Exercise input ::
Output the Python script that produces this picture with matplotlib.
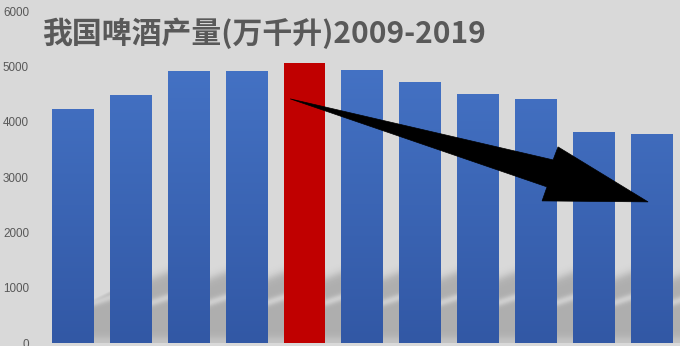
import matplotlib
matplotlib.use("Agg")
import matplotlib.pyplot as plt
from matplotlib.colors import to_rgb
from matplotlib.patches import Polygon
import numpy as np

years = [2009, 2010, 2011, 2012, 2013, 2014, 2015, 2016, 2017, 2018, 2019]
output = [4220, 4470, 4899, 4902, 5062, 4930, 4710, 4500, 4400, 3800, 3765]
highlight = 2013
yticks = [0, 1000, 2000, 3000, 4000, 5000, 6000]
title = "我国啤酒产量(万千升)2009-2019"

bg = "#d9d9d9"
blue_top = np.array(to_rgb("#4472c4"))
blue_bot = np.array(to_rgb("#3258a5"))
red = "#c00000"
text_gray = "#595959"
bw = 0.71

fig = plt.figure(figsize=(6.8, 3.46), dpi=100, facecolor=bg)
ax = fig.add_axes([43.5 / 680, 3 / 346, 637 / 680, 332 / 346])
ax.set_facecolor(bg)

# soft shadow behind the bars (shows in the gaps)
xs = np.linspace(-0.5, len(years) - 0.5, 1400)
ys = np.linspace(0, 1700, 300)
X, Y = np.meshgrid(xs, ys)
gap = 1 - bw
t = np.clip(((X - bw / 2) % 1.0) / gap, 0, 1)
top = 1150 + 120 * t
alpha = 0.2 / (1 + np.exp(-(top - Y) / 45))
streak = 0.75 * np.exp(-((Y - (720 + 100 * t)) / 70) ** 2)
alpha = alpha * (1 - streak)
alpha = alpha * (1 - 0.5 * np.exp(-(Y / 120) ** 2))
alpha[X < bw / 2] = 0
first = (X < 1 - bw / 2)
alpha[first] *= np.clip((760 + 150 * t[first] - Y[first]) / 60 + 0.5, 0, 1)
shadow = np.zeros(X.shape + (4,))
shadow[..., 3] = alpha
ax.imshow(shadow, extent=[xs[0], xs[-1], 0, 1700], origin="lower",
          aspect="auto", zorder=1, interpolation="bilinear")

# bars
for i, (yr, v) in enumerate(zip(years, output)):
    if yr == highlight:
        ax.bar(i, v, width=bw, color=red, zorder=2)
    else:
        f = np.linspace(0, v / 5000, 100)[:, None]
        grad = blue_bot + (blue_top - blue_bot) * np.clip(f, 0, 1)[..., None]
        ax.imshow(grad, extent=[i - bw / 2, i + bw / 2, 0, v], origin="lower",
                  aspect="auto", zorder=2)

ax.set_xlim(-0.5, len(years) - 0.5)
ax.set_ylim(0, 6000)

# trend arrow
arrow = [(3.76, 4412), (8.30, 3309), (8.385, 3544), (9.94, 2550),
         (8.11, 2568), (8.195, 2821)]
ax.add_patch(Polygon(arrow, closed=True, facecolor="black", edgecolor="black",
                     lw=0.5, zorder=3))

for s in ax.spines.values():
    s.set_visible(False)
ax.set_xticks([])
ax.set_yticks(yticks)
ax.tick_params(axis="y", length=0, pad=10.5, labelcolor=text_gray)
for lab in ax.get_yticklabels():
    lab.set_fontfamily("Liberation Sans")
    lab.set_fontsize(8.4)

fig.text(42 / 680, 1 - 33 / 346, title, ha="left", va="center",
         fontsize=21.5, fontweight="bold", color=text_gray,
         family=["Noto Sans CJK SC", "DejaVu Sans"])

fig.savefig("out.png", dpi=100, facecolor=bg)
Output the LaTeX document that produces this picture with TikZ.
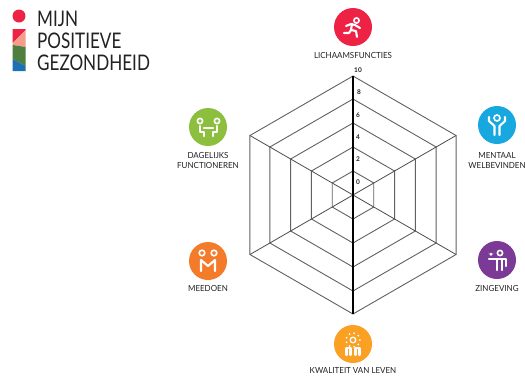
\documentclass[tikz,border=0pt]{standalone}
\usepackage{fontspec}
\usetikzlibrary{calc}
\setmainfont{Lato}
\definecolor{txt}{HTML}{222222}
\definecolor{redc}{HTML}{EE2245}
\definecolor{greenc}{HTML}{8DBF3F}
\definecolor{bluec}{HTML}{18A8E0}
\definecolor{purplec}{HTML}{7B3A96}
\definecolor{orangec}{HTML}{F47B2A}
\definecolor{amberc}{HTML}{FAA023}
\definecolor{salmonc}{HTML}{F79C8A}
\definecolor{leafc}{HTML}{4F7F3F}
\definecolor{seac}{HTML}{1F6FB4}
\tikzset{
  badge/.style={circle,minimum size=38pt,inner sep=0pt,fill=#1},
  lbl/.style={font=\fontsize{8.4}{10}\selectfont,text=txt,inner sep=0pt,align=center,xscale=0.95,transform shape},
  logotxt/.style={font=\fontsize{21.5}{24}\selectfont,text=txt,inner sep=0pt,anchor=west,xscale=0.795,transform shape},
  tick/.style={font=\fontsize{6.5}{8}\selectfont\bfseries,text=txt,inner sep=0pt},
  ring/.style={draw=black!62,line width=0.9pt,line join=miter},
  spoke/.style={draw=black!70,line width=0.8pt},
  axis/.style={draw=black,line width=1.5pt},
  ico/.style={draw=white,line width=2.1pt,line cap=round,line join=round},
  icothin/.style={draw=white,line width=1.6pt}
}
\begin{document}
\begin{tikzpicture}[x=1pt,y=-1pt]
\useasboundingbox[fill=white] (0,0) rectangle (525,376);
% logo
\fill[redc] (19,16) circle (6.5);
\fill[redc] (12.7,29) -- (25.7,29) -- (25.7,30) -- (12.7,43) -- cycle;
\fill[salmonc] (12.7,43) -- (25.7,30) -- (25.7,47) -- (12.7,45) -- cycle;
\fill[leafc] (12.7,45) -- (25.7,47) -- (25.7,66) -- (12.7,59) -- cycle;
\fill[seac] (12.7,59) -- (25.7,66) -- (25.7,71) -- (12.7,71) -- cycle;
\node[logotxt] (l1) at (37,19) {MIJN};
\node[logotxt] (l2) at (37,41) {POSITIEVE};
\node[logotxt] (l3) at (37,63) {GEZONDHEID};
% radar
\begin{scope}[shift={(353,195)}]
\foreach \r in {24,48,72,96,119}
  \draw[ring] (90:\r) -- (150:\r) -- (210:\r) -- (270:\r) -- (330:\r) -- (30:\r) -- cycle;
\foreach \a in {30,150,210,330}
  \draw[spoke] (0,0) -- (\a:119);
\draw[axis] (90:119) -- (270:119);
\end{scope}
\node[tick] (t0) at (358,182) {0};
\node[tick] (t2) at (358,159) {2};
\node[tick] (t4) at (358,137) {4};
\node[tick] (t6) at (358,115) {6};
\node[tick] (t8) at (359,92) {8};
\node[tick] (t10) at (358,70) {10};
% badges
\node[badge=redc] (red) at (353,27) {};
\node[badge=greenc] (green) at (208,127) {};
\node[badge=bluec] (blue) at (497,125) {};
\node[badge=purplec] (purple) at (497,260) {};
\node[badge=orangec] (orange) at (208,261) {};
\node[badge=amberc] (amber) at (353,344) {};
% labels
\node[lbl] (lred) at (353,55) {LICHAAMSFUNCTIES};
\node[lbl] (lgreen) at (208,160) {DAGELIJKS\\FUNCTIONEREN};
\node[lbl] (lblue) at (497,160) {MENTAAL\\WELBEVINDEN};
\node[lbl] (lpurple) at (497,288) {ZINGEVING};
\node[lbl] (lorange) at (208,288) {MEEDOEN};
\node[lbl] (lamber) at (353,370) {KWALITEIT VAN LEVEN};
% runner
\begin{scope}[shift={(red.center)}]
\draw[icothin] (3.5,-6.5) circle (2.6);
\draw[ico] (-7,-1) -- (-2,-3) -- (2,-2) -- (7,1);
\draw[ico] (-1,-3) -- (-2,3) -- (3,4) -- (4,10);
\draw[ico] (-2,3) -- (-4,6) -- (-9,6);
\end{scope}
% function
\begin{scope}[shift={(green.center)}]
\draw[icothin] (-8,-6) circle (2.6) (9,-6) circle (2.6);
\draw[ico] (-8,-1) -- (-8,5) -- (-4,5) -- (-4,9);
\draw[ico] (9,-1) -- (9,5) -- (5,5) -- (5,9);
\draw[ico] (-4,1) -- (5,1);
\end{scope}
% mental
\begin{scope}[shift={(blue.center)}]
\draw[icothin] (0,-7) circle (3);
\draw[ico] (-8,-8) -- (-8,-4) -- (-2.5,1) -- (-2.5,10);
\draw[ico] (8,-8) -- (8,-4) -- (2.5,1) -- (2.5,10);
\end{scope}
% meaning
\begin{scope}[shift={(purple.center)}]
\fill[white] (-6,-4) -- (-9,-7.5) arc (180:0:1.5) arc (180:0:1.5) -- cycle;
\draw[icothin] (3,-7) circle (2.6);
\draw[ico] (-8,-1) -- (9,-1) -- (9,6);
\draw[ico] (0,-1) -- (0,10);
\draw[ico] (5,-1) -- (5,10);
\end{scope}
% participate
\begin{scope}[shift={(orange.center)}]
\draw[icothin] (-6,-8) circle (2.8) (6,-8) circle (2.8);
\draw[ico] (-7,10) -- (-7,-1) -- (0,5) -- (7,-1) -- (7,10);
\end{scope}
% quality
\begin{scope}[shift={(amber.center)}]
\draw[icothin,line width=1.3pt] (0,-4) circle (2.8);
\foreach \a in {0,40,...,320}
  \fill[white] ($(0,-4)+(\a:6.8)$) circle (1);
\draw[ico] (-6.5,11) -- (-6.5,4) -- (-2.5,4) -- (-2.5,11);
\draw[ico] (2.5,11) -- (2.5,4) -- (6.5,4) -- (6.5,11);
\end{scope}
\end{tikzpicture}
\end{document}
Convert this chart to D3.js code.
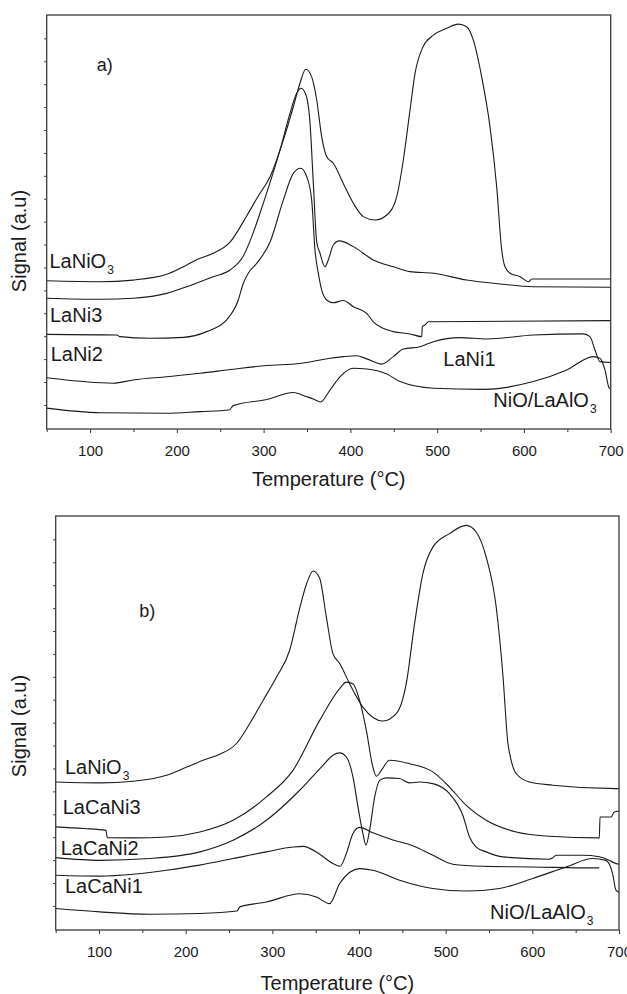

What this task involves ::
Pictures excluded, repeat exactly the lines from the top of the material through the line with "import numpy as np", including both of those lines.

Solution for this task ::
Output the Python script that produces this picture with matplotlib.
import matplotlib
matplotlib.use("Agg")
import matplotlib.pyplot as plt
from matplotlib.colors import to_rgb
from matplotlib.patches import Polygon
import numpy as np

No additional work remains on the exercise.